Seeing constraints as quality gates helps appreciate their role in preventing defects and maintaining trust.
Legal Contracts
Constraints are like legal contract clauses that set rules parties must follow to keep agreements valid.
This connection shows how rules embedded in systems ensure predictable and fair outcomes.
Common Pitfalls
#1Allowing NULL values where data is required.
Wrong approach:CREATE TABLE users (id SERIAL PRIMARY KEY, email TEXT UNIQUE, name TEXT);
Correct approach:CREATE TABLE users (id SERIAL PRIMARY KEY, email TEXT UNIQUE NOT NULL, name TEXT NOT NULL);
Root cause:Forgetting to add NOT NULL allows empty values, which can cause errors in application logic expecting data.

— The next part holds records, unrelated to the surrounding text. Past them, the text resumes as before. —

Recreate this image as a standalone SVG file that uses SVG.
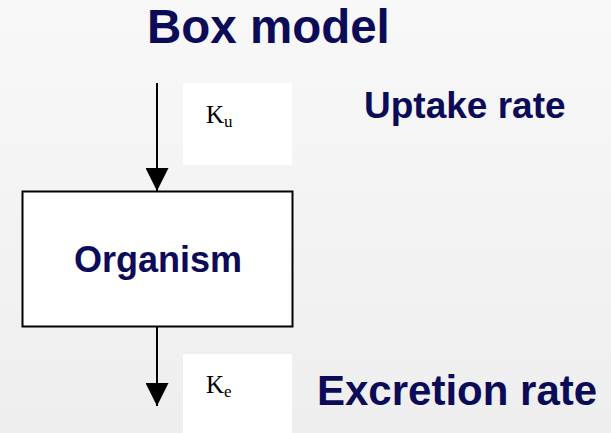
<svg xmlns="http://www.w3.org/2000/svg" width="611" height="433" viewBox="0 0 611 433">
<defs>
<linearGradient id="bg" x1="0" y1="0" x2="0" y2="1">
<stop offset="0" stop-color="#F8F8F8"/>
<stop offset="1" stop-color="#EEEEEE"/>
</linearGradient>
<marker id="arr" viewBox="0 0 23 23" markerWidth="23" markerHeight="23" refX="23" refY="11.5" orient="auto" markerUnits="userSpaceOnUse">
<path d="M0,0 L23,11.5 L0,23 Z" fill="#000"/>
</marker>
</defs>
<style>
.title{font-family:"Liberation Sans",Arial,sans-serif;font-weight:bold;fill:#0B0B57}
.k{font-family:"Liberation Serif","Times New Roman",serif;fill:#000}
.conn{stroke:#000;stroke-width:2;fill:none}
</style>
<rect x="0" y="0" width="611" height="433" fill="url(#bg)"/>
<text class="title" x="147" y="42.5" font-size="47.5">Box model</text>
<text class="title" x="364" y="118" font-size="37">Uptake rate</text>
<text class="title" x="317" y="405" font-size="42">Excretion rate</text>
<g id="label-ku">
<rect x="183" y="83" width="109" height="82" fill="#FFFFFF"/>
<text class="k" x="206" y="123" font-size="25">K<tspan font-size="17" dy="4">u</tspan></text>
</g>
<g id="label-ke">
<rect x="183" y="354" width="109" height="79" fill="#FFFFFF"/>
<text class="k" x="206" y="393" font-size="25">K<tspan font-size="17" dy="4">e</tspan></text>
</g>
<g id="organism">
<rect x="22.5" y="191.5" width="270" height="135" fill="#FFFFFF" stroke="#000" stroke-width="2"/>
<text class="title" x="158" y="272" font-size="36" text-anchor="middle">Organism</text>
</g>
<g id="connectors">
<line class="conn" x1="157" y1="83" x2="157" y2="191" marker-end="url(#arr)"/>
<line class="conn" x1="157" y1="327" x2="157" y2="406" marker-end="url(#arr)"/>
</g>
</svg>
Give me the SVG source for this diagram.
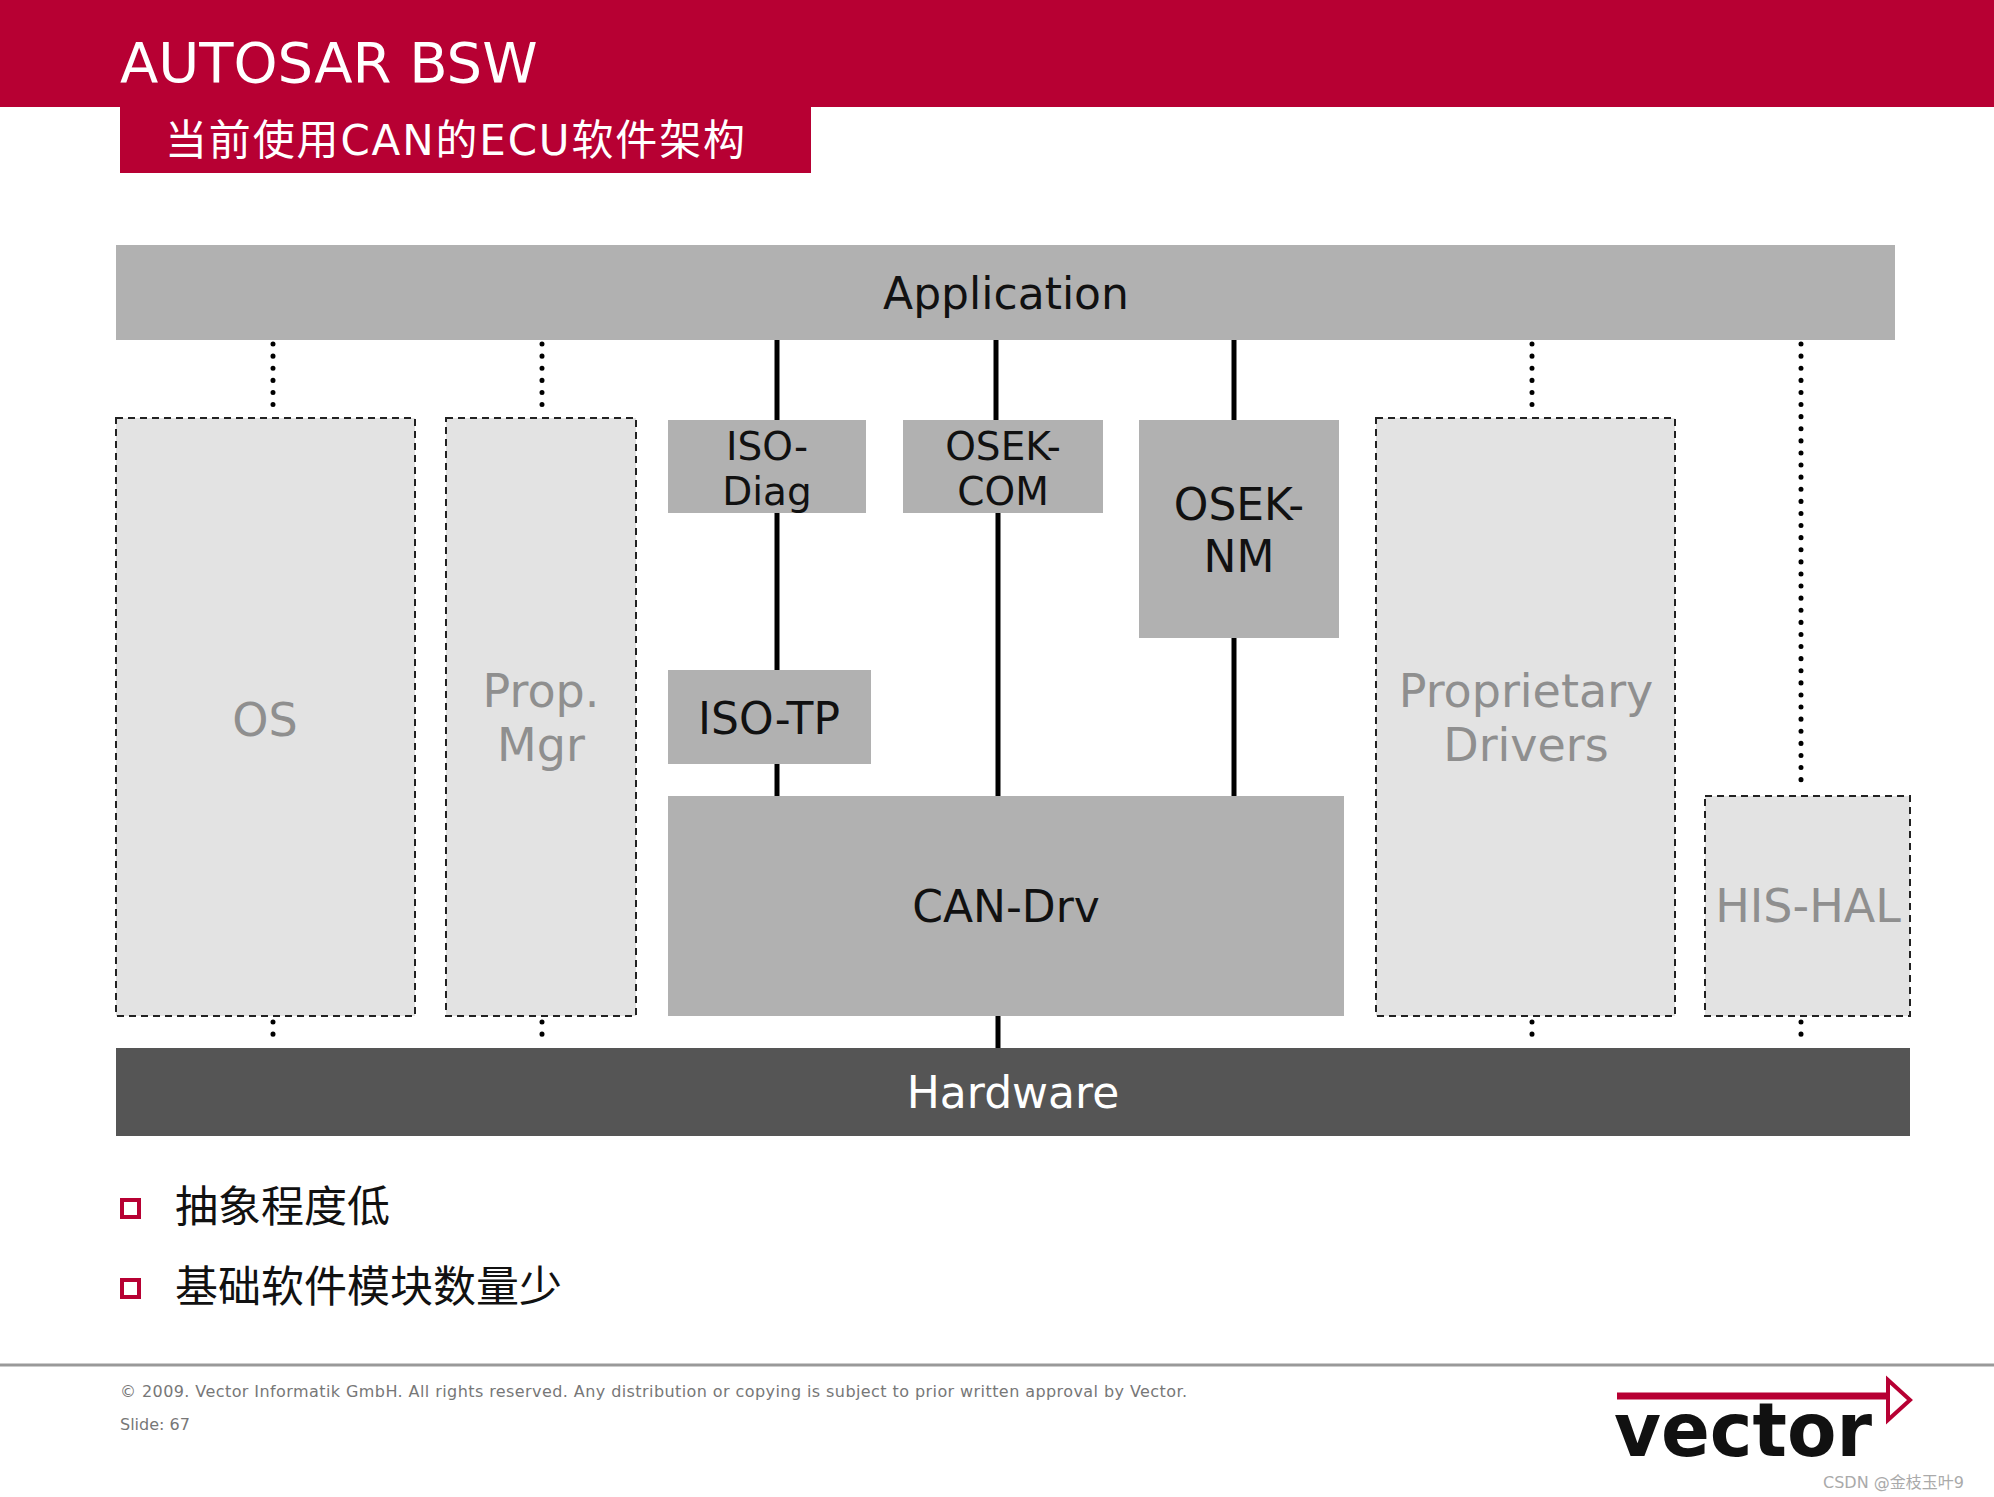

#2Using wrong data type causing storage inefficiency or errors.
Wrong approach:CREATE TABLE orders (order_id TEXT PRIMARY KEY, amount TEXT);
Correct approach:CREATE TABLE orders (order_id UUID PRIMARY KEY, amount NUMERIC NOT NULL);
Root cause:Choosing generic text type for numeric or unique IDs leads to wasted space and harder data validation.
#3Overusing CHECK constraints for complex rules involving multiple tables.
Wrong approach:ALTER TABLE orders ADD CONSTRAINT check_customer_exists CHECK (customer_id IN (SELECT id FROM customers));
Correct approach:Use FOREIGN KEY constraints or application logic to enforce cross-table rules instead.
Root cause:CHECK constraints cannot reference other tables; misunderstanding this causes errors and broken constraints.
Key Takeaways
Data types define the kind of data a column can hold, ensuring proper storage and operations.
Constraints enforce rules on data to keep it accurate, consistent, and reliable.
Combining data types with constraints allows precise control over what data is allowed.
Keys like primary and foreign keys organize data and create relationships between tables.
Understanding the performance impact of types and constraints helps design efficient databases.